It seems the failing command is:

/var/lib/one/remotes/tm/ceph/clone admin-node-02:one/one-2 cluster-node-10:/var/lib/one//datastores/102/13/disk.0 13 101

But if I manually run this command as oneuser on the on the command line it works without a problem:

$ rbd --id libvirt -p one list
$ ./clone admin-node-02:one/one-2 cluster-node-10:/var/lib/one//datastores/102/13/disk.0 13 101
$ rbd --id libvirt -p one list

If you look closely at the log journal, it seems that the rbd commands are not called with --id libvirt:

[Z0][TM][D]: Message received: LOG E 13 clone: Command "    RBD="rbd"
[Z0][TM][D]: Message received: LOG E 13 clone: Command "    RBD="rbd"
[Z0][TM][D]: Message received: LOG I 13 rbd info one/one-2-13-0 >/dev/null 2>&1 && exit 0
[Z0][TM][D]: Message received: LOG I 13
[Z0][TM][D]: Message received: LOG I 13 rbd_make_snap one/one-2
[Z0][TM][D]: Message received: LOG I 13
[Z0][TM][D]: Message received: LOG I 13 set -e -o pipefail
[Z0][TM][D]: Message received: LOG I 13
[Z0][TM][D]: Message received: LOG I 13 if [ "$(rbd_format one/one-2)" = "2" ]; then
[Z0][TM][D]: Message received: LOG I 13 rbd clone "one/one-2@snap" one/one-2-13-0
[Z0][TM][D]: Message received: LOG I 13 else
[Z0][TM][D]: Message received: LOG I 13 rbd copy one/one-2 one/one-2-13-0
[Z0][TM][D]: Message received: LOG I 13 fi
[Z0][TM][D]: Message received: LOG I 13
[Z0][TM][D]: Message received: LOG I 13 if [ -n "" -a "" -gt "" ]; then
[Z0][TM][D]: Message received: LOG I 13 rbd resize one/one-2-13-0 --size
[Z0][TM][D]: Message received: LOG I 13 fi"

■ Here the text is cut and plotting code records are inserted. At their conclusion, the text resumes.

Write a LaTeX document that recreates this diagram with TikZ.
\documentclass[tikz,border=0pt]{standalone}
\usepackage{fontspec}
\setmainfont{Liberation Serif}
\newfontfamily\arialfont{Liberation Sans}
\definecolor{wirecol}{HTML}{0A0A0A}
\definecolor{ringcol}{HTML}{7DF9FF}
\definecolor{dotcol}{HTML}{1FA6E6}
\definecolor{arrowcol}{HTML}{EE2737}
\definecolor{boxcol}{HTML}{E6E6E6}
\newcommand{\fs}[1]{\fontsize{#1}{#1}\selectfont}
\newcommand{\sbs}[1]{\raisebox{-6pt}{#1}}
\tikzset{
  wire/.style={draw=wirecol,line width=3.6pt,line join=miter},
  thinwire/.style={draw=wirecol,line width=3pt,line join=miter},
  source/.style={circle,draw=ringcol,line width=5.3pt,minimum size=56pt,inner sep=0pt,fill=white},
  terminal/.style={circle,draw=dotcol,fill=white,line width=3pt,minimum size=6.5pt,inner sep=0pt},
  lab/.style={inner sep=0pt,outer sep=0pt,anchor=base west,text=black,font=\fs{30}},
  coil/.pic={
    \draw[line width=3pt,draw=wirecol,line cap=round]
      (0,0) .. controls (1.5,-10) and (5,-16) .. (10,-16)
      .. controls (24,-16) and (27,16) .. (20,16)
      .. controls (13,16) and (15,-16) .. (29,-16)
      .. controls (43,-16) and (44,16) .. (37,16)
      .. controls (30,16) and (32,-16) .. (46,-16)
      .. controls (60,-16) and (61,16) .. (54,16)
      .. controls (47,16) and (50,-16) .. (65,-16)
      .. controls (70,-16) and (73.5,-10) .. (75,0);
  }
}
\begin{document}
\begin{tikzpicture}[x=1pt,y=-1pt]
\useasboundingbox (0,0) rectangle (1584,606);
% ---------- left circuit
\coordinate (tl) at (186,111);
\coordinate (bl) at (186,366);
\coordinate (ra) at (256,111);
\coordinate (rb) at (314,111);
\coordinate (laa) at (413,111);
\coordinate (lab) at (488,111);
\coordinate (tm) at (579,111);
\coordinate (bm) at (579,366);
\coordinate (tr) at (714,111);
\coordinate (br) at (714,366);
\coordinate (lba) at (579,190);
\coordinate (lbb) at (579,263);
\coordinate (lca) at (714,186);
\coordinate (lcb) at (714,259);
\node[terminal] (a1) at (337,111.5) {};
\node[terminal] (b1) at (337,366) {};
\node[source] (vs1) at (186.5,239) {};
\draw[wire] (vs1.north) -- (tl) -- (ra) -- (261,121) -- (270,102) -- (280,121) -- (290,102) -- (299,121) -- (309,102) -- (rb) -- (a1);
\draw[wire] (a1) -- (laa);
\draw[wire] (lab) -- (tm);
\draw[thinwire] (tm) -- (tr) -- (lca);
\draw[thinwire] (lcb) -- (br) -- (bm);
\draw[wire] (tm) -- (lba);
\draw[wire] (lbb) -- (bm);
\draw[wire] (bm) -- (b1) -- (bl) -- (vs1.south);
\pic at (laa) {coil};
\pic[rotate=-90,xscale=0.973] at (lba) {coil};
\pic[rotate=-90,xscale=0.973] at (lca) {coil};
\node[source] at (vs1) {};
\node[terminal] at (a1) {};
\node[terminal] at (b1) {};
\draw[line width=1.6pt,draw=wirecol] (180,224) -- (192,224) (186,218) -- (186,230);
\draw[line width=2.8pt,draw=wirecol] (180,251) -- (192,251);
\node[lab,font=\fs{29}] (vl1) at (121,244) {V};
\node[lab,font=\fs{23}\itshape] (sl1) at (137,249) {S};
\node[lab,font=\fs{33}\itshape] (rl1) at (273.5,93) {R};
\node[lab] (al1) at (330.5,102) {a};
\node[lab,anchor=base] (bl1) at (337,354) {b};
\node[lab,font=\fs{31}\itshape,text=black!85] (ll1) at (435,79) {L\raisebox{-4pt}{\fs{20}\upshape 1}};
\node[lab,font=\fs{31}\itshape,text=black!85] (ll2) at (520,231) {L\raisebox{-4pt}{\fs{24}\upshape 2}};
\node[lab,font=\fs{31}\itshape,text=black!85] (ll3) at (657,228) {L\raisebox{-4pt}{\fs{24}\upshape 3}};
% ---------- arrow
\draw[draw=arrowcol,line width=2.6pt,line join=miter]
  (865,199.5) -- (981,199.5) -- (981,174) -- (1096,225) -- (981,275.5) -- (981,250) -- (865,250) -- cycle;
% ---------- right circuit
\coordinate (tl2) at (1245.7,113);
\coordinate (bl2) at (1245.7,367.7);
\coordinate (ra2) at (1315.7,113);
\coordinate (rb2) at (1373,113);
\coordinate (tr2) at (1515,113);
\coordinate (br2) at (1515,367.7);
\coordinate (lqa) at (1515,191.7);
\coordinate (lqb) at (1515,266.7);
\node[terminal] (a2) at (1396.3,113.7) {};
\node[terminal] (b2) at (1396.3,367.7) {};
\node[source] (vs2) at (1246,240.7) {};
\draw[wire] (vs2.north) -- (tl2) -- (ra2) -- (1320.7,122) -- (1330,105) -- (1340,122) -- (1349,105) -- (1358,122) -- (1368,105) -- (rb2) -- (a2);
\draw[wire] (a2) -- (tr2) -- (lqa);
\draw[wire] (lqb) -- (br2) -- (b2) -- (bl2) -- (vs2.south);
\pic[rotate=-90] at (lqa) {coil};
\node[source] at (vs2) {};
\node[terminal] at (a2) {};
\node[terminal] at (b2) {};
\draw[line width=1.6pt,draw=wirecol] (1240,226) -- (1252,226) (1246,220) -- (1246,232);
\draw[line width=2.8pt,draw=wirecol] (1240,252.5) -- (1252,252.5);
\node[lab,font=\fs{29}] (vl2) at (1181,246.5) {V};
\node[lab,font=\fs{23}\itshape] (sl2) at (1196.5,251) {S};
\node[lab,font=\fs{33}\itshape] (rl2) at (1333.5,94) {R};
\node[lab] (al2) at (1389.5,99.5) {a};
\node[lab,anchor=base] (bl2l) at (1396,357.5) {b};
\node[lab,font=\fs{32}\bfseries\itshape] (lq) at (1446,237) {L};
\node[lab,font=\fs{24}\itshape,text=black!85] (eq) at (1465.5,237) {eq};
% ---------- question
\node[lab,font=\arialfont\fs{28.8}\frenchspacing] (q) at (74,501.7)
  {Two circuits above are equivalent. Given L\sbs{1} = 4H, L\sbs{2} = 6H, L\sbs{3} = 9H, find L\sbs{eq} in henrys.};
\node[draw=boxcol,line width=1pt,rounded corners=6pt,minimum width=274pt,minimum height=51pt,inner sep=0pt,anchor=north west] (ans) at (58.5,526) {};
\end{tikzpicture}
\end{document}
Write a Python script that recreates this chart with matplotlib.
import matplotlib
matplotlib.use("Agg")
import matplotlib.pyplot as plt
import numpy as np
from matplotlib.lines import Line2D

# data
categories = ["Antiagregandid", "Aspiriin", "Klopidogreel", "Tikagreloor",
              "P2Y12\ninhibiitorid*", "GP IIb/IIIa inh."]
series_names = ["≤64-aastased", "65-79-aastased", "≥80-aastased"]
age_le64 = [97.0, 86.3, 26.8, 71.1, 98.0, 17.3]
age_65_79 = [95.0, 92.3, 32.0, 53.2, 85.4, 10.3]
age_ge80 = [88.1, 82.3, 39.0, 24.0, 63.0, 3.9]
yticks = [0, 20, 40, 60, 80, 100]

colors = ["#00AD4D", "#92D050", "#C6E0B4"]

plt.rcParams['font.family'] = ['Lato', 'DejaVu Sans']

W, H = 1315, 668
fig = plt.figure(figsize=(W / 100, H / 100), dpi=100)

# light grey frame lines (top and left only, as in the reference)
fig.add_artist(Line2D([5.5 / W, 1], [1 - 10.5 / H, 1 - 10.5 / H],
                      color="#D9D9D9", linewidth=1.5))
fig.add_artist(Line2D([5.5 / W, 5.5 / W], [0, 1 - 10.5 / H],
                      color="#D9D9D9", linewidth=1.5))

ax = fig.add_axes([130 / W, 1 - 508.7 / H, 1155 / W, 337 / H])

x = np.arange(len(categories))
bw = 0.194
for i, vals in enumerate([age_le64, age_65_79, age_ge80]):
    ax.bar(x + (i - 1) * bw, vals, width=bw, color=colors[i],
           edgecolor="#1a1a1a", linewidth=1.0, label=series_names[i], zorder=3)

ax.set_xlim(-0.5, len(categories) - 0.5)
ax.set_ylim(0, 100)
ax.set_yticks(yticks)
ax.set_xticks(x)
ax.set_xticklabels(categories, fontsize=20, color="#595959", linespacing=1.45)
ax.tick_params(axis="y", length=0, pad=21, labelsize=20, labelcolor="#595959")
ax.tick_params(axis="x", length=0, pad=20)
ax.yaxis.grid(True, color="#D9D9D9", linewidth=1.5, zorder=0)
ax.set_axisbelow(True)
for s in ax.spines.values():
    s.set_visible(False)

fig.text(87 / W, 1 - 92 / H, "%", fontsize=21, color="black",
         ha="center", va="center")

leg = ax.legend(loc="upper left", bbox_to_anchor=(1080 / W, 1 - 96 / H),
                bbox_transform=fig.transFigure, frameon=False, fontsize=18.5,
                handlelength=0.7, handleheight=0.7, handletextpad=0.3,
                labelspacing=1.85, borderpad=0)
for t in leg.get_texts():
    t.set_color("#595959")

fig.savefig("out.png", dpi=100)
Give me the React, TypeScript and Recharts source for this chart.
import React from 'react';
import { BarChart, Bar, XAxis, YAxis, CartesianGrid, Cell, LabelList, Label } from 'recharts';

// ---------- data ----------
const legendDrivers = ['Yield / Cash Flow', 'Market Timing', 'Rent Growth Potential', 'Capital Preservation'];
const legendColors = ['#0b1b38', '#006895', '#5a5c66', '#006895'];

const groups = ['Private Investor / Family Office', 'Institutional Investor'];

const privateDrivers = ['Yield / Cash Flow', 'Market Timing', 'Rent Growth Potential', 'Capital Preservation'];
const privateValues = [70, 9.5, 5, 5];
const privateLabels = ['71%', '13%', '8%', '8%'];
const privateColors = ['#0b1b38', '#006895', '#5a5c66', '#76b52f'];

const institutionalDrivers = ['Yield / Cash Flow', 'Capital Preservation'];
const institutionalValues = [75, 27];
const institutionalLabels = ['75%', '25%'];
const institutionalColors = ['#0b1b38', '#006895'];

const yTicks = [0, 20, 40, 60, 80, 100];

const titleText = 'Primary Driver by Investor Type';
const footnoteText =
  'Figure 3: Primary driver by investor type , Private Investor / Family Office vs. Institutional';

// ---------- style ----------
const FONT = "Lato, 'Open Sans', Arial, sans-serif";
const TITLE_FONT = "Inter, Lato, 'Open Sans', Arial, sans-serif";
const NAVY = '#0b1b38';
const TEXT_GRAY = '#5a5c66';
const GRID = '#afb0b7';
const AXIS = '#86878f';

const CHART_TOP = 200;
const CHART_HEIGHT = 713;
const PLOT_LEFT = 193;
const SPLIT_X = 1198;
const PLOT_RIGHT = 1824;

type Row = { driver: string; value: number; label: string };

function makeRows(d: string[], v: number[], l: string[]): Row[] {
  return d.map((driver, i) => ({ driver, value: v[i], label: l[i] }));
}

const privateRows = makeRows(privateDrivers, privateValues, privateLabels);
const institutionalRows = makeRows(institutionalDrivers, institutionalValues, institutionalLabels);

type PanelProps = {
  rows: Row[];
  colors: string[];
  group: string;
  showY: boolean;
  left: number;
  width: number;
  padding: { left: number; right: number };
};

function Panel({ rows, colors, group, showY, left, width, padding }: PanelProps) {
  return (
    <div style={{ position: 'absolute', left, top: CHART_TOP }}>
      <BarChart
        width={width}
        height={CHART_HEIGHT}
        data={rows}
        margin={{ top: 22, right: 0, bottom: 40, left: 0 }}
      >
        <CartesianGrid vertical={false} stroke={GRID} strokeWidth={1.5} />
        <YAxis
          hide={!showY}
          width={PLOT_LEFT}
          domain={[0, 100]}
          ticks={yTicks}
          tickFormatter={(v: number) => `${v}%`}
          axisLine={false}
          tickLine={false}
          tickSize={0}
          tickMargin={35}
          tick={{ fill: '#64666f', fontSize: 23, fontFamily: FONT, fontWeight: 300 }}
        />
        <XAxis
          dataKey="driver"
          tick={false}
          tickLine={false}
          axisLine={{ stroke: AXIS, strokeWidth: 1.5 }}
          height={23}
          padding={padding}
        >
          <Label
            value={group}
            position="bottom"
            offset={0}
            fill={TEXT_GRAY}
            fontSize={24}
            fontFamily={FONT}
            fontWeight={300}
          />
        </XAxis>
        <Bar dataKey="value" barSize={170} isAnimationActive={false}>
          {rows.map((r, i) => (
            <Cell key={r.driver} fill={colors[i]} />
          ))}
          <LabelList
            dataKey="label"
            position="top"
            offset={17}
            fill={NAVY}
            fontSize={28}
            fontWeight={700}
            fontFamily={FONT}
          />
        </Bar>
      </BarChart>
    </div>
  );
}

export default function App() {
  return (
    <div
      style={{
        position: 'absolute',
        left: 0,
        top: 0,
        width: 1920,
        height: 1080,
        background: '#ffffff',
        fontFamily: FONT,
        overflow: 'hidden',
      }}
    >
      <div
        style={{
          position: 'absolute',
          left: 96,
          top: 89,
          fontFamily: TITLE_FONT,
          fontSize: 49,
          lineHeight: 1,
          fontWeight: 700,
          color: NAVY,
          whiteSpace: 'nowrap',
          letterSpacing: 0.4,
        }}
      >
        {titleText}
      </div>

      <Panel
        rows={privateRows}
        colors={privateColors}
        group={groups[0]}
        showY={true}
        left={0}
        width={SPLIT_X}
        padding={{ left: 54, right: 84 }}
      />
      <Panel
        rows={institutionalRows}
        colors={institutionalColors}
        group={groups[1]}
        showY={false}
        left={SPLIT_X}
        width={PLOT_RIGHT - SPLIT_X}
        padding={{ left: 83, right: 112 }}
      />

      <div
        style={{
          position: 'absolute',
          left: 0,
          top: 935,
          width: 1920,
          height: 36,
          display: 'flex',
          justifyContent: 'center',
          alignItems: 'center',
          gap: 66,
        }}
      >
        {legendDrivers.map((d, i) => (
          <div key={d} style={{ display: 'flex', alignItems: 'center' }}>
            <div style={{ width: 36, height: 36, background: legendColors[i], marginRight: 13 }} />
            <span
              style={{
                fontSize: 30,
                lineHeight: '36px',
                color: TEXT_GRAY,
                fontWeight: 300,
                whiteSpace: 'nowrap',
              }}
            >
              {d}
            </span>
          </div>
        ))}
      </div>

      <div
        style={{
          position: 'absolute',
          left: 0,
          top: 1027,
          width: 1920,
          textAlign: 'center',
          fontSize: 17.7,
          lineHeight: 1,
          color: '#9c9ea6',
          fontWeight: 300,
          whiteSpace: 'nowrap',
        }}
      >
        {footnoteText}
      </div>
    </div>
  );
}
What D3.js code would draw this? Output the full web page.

Leading to unable to find a keyring errors with rbd. And this is because the xpath call went wrong:

[Z0][TM][D]: Message received: LOG I 13 /var/lib/one/remotes/tm/ceph/../../datastore/xpath.rb:66:in `block in <main>': undefined method `elements' for nil:NilClass (NoMethodError)
[Z0][TM][D]: Message received: LOG I 13 from /var/lib/one/remotes/tm/ceph/../../datastore/xpath.rb:60:in `each'
[Z0][TM][D]: Message received: LOG I 13 from /var/lib/one/remotes/tm/ceph/../../datastore/xpath.rb:60:in `<main>'

But why? Manually called the xpath command works:

$ onevm show -x 13 | /var/lib/one/remotes/datastore/xpath.rb --stdin /VM/TEMPLATE/DISK[DISK_ID=0]/CEPH_USER

Maybe there is some kind of a race condition? After adding some more debug output to the clone script I found that the real command failing was onevm show -x 13. It simply couldn’t connect to the XML_RCP endpoint, cause is wasn’t running on localhost but on a floating-ip (HA Setup). It worked manually because I had set the ONE_XMLRPC environment variable via .bashrc.

Solution: I reconfigured oned to listen to so it’s reachable again for the cli commands.

So this was a hard one, costs me 2 days to figure out and I thought I share it here, maybe it’s of some help vor someone. But on the other hand I think it would be nice if the cli commands had a config file for setting those king things …


PS.: Bash is hard to debug!